PEET can filter out low frequencies from both particles and the reference.  Low frequency cutoff is the frequency in inverse pixels below which the signal will be attenuated.  As in the iteration table, Sigma is the standard deviation of the Gaussian whose left half defines the shape of the resulting high-pass filter.  We have rarely found low frequency filtering to be useful, and do not recommend its routine use.

3.7. Action Buttons

After reviewing and selecting Systems and / or processors in the Processing Table, press Run to start processing.  At this point, eTomo will write the parameter file and run the PEET program prmParser, producing a series of command (.com) files which will be executed by processchunks to carry out the requested computations.  During processing status will be indicated by progress bar at the top of the page. Additional status information may be obtained from the messages in the log window, as well as from the Parallel processing section.
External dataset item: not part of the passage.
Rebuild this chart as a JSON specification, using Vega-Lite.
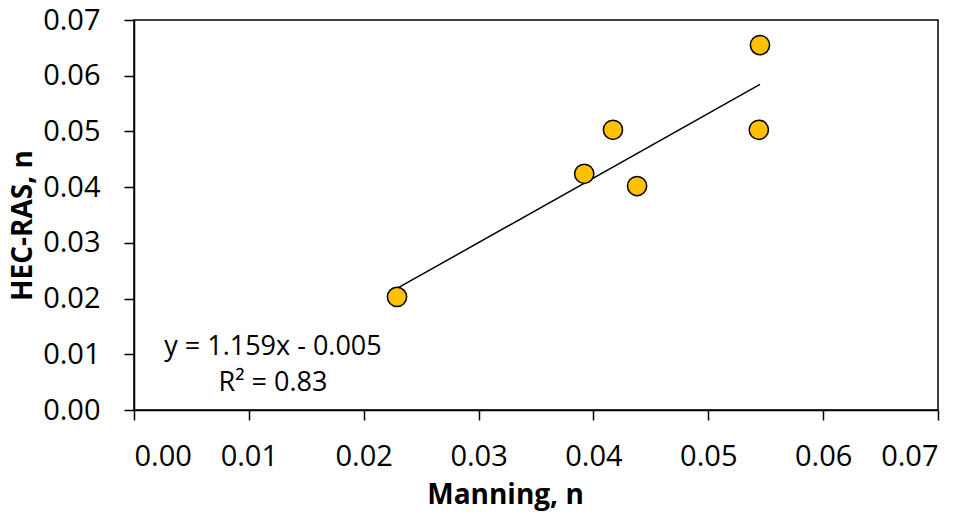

Note that once a run has been started it is permissible to close the eTomo gui if desired; if the same project is later opened in a new eTomo window, it will reconnect to any processes still running and update the status accordingly. .

When processing is complete, press Open Averaged Volumes in 3dmod to view the computed averages in 3dmod.  The Isosurface window will be opened automatically.  Note that the isosurface threshold can be adjusted independently for each average.  Similarly, pressing Open Reference Files in 3dmod will allow you to view the references generated at each iteration.  You can also select Remake Averaged Volumes to recompute averages using the existing alignment, e.g. after changing the number of particles to average or other settings.